→ **Collected material**
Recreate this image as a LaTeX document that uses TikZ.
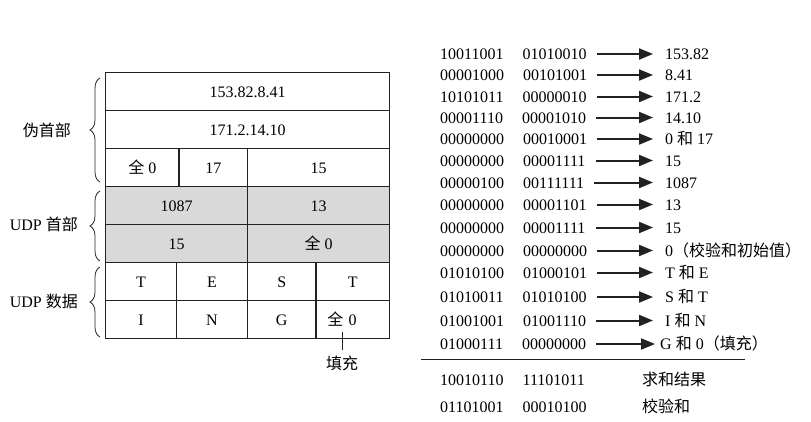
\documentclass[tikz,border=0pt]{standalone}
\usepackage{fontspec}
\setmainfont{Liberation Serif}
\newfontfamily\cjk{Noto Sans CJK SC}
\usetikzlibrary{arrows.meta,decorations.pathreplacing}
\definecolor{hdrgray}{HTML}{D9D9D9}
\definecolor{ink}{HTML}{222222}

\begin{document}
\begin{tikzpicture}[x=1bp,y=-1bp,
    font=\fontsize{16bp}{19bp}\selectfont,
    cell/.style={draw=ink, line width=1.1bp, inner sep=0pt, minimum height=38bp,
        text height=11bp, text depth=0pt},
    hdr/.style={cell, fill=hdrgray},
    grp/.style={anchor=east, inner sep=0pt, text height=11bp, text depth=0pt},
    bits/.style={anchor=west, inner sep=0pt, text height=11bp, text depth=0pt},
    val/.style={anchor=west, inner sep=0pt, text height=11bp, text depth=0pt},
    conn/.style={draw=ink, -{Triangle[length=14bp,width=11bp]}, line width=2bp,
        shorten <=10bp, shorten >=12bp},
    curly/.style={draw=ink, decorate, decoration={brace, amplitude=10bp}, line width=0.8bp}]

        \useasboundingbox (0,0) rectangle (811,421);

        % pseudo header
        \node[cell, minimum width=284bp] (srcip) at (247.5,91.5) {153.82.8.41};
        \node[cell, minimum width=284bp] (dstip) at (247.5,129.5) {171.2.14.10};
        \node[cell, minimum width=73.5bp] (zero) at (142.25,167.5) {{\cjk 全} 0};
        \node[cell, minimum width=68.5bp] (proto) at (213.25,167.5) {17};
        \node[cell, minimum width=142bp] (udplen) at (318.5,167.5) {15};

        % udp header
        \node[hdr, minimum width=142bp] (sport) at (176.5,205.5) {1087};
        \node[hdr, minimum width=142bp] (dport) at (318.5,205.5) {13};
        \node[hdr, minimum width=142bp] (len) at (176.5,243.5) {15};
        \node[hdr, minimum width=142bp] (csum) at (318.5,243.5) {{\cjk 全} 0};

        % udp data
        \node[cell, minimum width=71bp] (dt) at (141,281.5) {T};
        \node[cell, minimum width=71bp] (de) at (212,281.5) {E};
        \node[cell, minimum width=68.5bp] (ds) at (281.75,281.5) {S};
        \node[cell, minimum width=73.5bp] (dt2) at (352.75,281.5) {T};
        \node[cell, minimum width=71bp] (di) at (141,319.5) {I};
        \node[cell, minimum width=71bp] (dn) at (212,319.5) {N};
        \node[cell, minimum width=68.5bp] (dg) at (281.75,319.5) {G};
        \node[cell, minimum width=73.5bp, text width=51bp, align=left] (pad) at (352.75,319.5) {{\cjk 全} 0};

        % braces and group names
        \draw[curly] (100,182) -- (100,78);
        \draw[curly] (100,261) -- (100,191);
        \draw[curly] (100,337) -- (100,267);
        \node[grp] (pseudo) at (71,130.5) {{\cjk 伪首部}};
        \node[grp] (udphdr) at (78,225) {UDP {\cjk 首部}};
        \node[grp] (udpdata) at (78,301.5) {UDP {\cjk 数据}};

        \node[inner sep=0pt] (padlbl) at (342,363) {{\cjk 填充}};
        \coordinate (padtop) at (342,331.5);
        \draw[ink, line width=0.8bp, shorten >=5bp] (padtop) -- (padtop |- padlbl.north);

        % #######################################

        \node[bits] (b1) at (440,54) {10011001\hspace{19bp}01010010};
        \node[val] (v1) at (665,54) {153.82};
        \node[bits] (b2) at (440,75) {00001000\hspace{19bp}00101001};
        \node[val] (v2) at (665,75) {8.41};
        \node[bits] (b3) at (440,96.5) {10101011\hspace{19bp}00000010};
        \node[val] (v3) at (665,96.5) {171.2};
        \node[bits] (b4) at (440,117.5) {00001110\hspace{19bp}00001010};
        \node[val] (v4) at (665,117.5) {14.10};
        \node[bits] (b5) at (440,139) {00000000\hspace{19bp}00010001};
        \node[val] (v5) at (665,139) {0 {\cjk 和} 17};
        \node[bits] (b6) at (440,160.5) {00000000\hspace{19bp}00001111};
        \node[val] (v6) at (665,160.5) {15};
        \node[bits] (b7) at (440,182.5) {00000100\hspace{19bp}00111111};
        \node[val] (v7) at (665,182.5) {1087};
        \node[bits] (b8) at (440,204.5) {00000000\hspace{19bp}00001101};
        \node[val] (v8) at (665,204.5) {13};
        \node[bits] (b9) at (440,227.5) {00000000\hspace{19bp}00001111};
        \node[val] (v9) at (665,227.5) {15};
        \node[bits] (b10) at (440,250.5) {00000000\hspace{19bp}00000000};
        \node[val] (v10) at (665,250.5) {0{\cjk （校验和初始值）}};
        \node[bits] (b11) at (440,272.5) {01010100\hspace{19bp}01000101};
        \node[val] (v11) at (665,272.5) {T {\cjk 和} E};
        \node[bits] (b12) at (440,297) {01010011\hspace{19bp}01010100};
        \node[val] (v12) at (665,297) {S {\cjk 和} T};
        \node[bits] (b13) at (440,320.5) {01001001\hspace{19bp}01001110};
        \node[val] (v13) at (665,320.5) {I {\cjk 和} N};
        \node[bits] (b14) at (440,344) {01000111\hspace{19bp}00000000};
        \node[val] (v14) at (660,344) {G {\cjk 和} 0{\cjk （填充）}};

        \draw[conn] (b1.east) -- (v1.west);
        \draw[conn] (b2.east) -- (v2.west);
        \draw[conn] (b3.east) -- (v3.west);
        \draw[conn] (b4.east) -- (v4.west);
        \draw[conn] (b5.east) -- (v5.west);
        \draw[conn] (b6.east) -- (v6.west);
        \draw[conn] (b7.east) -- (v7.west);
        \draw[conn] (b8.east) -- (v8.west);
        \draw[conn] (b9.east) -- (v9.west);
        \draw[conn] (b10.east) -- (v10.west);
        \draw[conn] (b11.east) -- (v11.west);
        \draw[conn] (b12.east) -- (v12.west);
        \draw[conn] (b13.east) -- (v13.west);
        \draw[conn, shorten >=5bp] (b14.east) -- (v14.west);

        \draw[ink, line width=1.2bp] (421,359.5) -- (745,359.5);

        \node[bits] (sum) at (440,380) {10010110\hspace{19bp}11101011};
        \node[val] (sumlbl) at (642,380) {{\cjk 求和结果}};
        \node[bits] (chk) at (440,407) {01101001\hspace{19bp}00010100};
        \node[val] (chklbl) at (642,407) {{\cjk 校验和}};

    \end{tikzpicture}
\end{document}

→ **Task**
All of the lines above should be printed exactly, minus the pictures.

→ **Task response**
Recreate this image as a LaTeX document that uses TikZ.
\documentclass[tikz,border=0pt]{standalone}
\usepackage{fontspec}
\setmainfont{Liberation Serif}
\newfontfamily\cjk{Noto Sans CJK SC}
\usetikzlibrary{arrows.meta,decorations.pathreplacing}
\definecolor{hdrgray}{HTML}{D9D9D9}
\definecolor{ink}{HTML}{222222}

\begin{document}
\begin{tikzpicture}[x=1bp,y=-1bp,
    font=\fontsize{16bp}{19bp}\selectfont,
    cell/.style={draw=ink, line width=1.1bp, inner sep=0pt, minimum height=38bp,
        text height=11bp, text depth=0pt},
    hdr/.style={cell, fill=hdrgray},
    grp/.style={anchor=east, inner sep=0pt, text height=11bp, text depth=0pt},
    bits/.style={anchor=west, inner sep=0pt, text height=11bp, text depth=0pt},
    val/.style={anchor=west, inner sep=0pt, text height=11bp, text depth=0pt},
    conn/.style={draw=ink, -{Triangle[length=14bp,width=11bp]}, line width=2bp,
        shorten <=10bp, shorten >=12bp},
    curly/.style={draw=ink, decorate, decoration={brace, amplitude=10bp}, line width=0.8bp}]

        \useasboundingbox (0,0) rectangle (811,421);

        % pseudo header
        \node[cell, minimum width=284bp] (srcip) at (247.5,91.5) {153.82.8.41};
        \node[cell, minimum width=284bp] (dstip) at (247.5,129.5) {171.2.14.10};
        \node[cell, minimum width=73.5bp] (zero) at (142.25,167.5) {{\cjk 全} 0};
        \node[cell, minimum width=68.5bp] (proto) at (213.25,167.5) {17};
        \node[cell, minimum width=142bp] (udplen) at (318.5,167.5) {15};

        % udp header
        \node[hdr, minimum width=142bp] (sport) at (176.5,205.5) {1087};
        \node[hdr, minimum width=142bp] (dport) at (318.5,205.5) {13};
        \node[hdr, minimum width=142bp] (len) at (176.5,243.5) {15};
        \node[hdr, minimum width=142bp] (csum) at (318.5,243.5) {{\cjk 全} 0};

        % udp data
        \node[cell, minimum width=71bp] (dt) at (141,281.5) {T};
        \node[cell, minimum width=71bp] (de) at (212,281.5) {E};
        \node[cell, minimum width=68.5bp] (ds) at (281.75,281.5) {S};
        \node[cell, minimum width=73.5bp] (dt2) at (352.75,281.5) {T};
        \node[cell, minimum width=71bp] (di) at (141,319.5) {I};
        \node[cell, minimum width=71bp] (dn) at (212,319.5) {N};
        \node[cell, minimum width=68.5bp] (dg) at (281.75,319.5) {G};
        \node[cell, minimum width=73.5bp, text width=51bp, align=left] (pad) at (352.75,319.5) {{\cjk 全} 0};

        % braces and group names
        \draw[curly] (100,182) -- (100,78);
        \draw[curly] (100,261) -- (100,191);
        \draw[curly] (100,337) -- (100,267);
        \node[grp] (pseudo) at (71,130.5) {{\cjk 伪首部}};
        \node[grp] (udphdr) at (78,225) {UDP {\cjk 首部}};
        \node[grp] (udpdata) at (78,301.5) {UDP {\cjk 数据}};

        \node[inner sep=0pt] (padlbl) at (342,363) {{\cjk 填充}};
        \coordinate (padtop) at (342,331.5);
        \draw[ink, line width=0.8bp, shorten >=5bp] (padtop) -- (padtop |- padlbl.north);

        % #######################################

        \node[bits] (b1) at (440,54) {10011001\hspace{19bp}01010010};
        \node[val] (v1) at (665,54) {153.82};
        \node[bits] (b2) at (440,75) {00001000\hspace{19bp}00101001};
        \node[val] (v2) at (665,75) {8.41};
        \node[bits] (b3) at (440,96.5) {10101011\hspace{19bp}00000010};
        \node[val] (v3) at (665,96.5) {171.2};
        \node[bits] (b4) at (440,117.5) {00001110\hspace{19bp}00001010};
        \node[val] (v4) at (665,117.5) {14.10};
        \node[bits] (b5) at (440,139) {00000000\hspace{19bp}00010001};
        \node[val] (v5) at (665,139) {0 {\cjk 和} 17};
        \node[bits] (b6) at (440,160.5) {00000000\hspace{19bp}00001111};
        \node[val] (v6) at (665,160.5) {15};
        \node[bits] (b7) at (440,182.5) {00000100\hspace{19bp}00111111};
        \node[val] (v7) at (665,182.5) {1087};
        \node[bits] (b8) at (440,204.5) {00000000\hspace{19bp}00001101};
        \node[val] (v8) at (665,204.5) {13};
        \node[bits] (b9) at (440,227.5) {00000000\hspace{19bp}00001111};
        \node[val] (v9) at (665,227.5) {15};
        \node[bits] (b10) at (440,250.5) {00000000\hspace{19bp}00000000};
        \node[val] (v10) at (665,250.5) {0{\cjk （校验和初始值）}};
        \node[bits] (b11) at (440,272.5) {01010100\hspace{19bp}01000101};
        \node[val] (v11) at (665,272.5) {T {\cjk 和} E};
        \node[bits] (b12) at (440,297) {01010011\hspace{19bp}01010100};
        \node[val] (v12) at (665,297) {S {\cjk 和} T};
        \node[bits] (b13) at (440,320.5) {01001001\hspace{19bp}01001110};
        \node[val] (v13) at (665,320.5) {I {\cjk 和} N};
        \node[bits] (b14) at (440,344) {01000111\hspace{19bp}00000000};
        \node[val] (v14) at (660,344) {G {\cjk 和} 0{\cjk （填充）}};

        \draw[conn] (b1.east) -- (v1.west);
        \draw[conn] (b2.east) -- (v2.west);
        \draw[conn] (b3.east) -- (v3.west);
        \draw[conn] (b4.east) -- (v4.west);
        \draw[conn] (b5.east) -- (v5.west);
        \draw[conn] (b6.east) -- (v6.west);
        \draw[conn] (b7.east) -- (v7.west);
        \draw[conn] (b8.east) -- (v8.west);
        \draw[conn] (b9.east) -- (v9.west);
        \draw[conn] (b10.east) -- (v10.west);
        \draw[conn] (b11.east) -- (v11.west);
        \draw[conn] (b12.east) -- (v12.west);
        \draw[conn] (b13.east) -- (v13.west);
        \draw[conn, shorten >=5bp] (b14.east) -- (v14.west);

        \draw[ink, line width=1.2bp] (421,359.5) -- (745,359.5);

        \node[bits] (sum) at (440,380) {10010110\hspace{19bp}11101011};
        \node[val] (sumlbl) at (642,380) {{\cjk 求和结果}};
        \node[bits] (chk) at (440,407) {01101001\hspace{19bp}00010100};
        \node[val] (chklbl) at (642,407) {{\cjk 校验和}};

    \end{tikzpicture}
\end{document}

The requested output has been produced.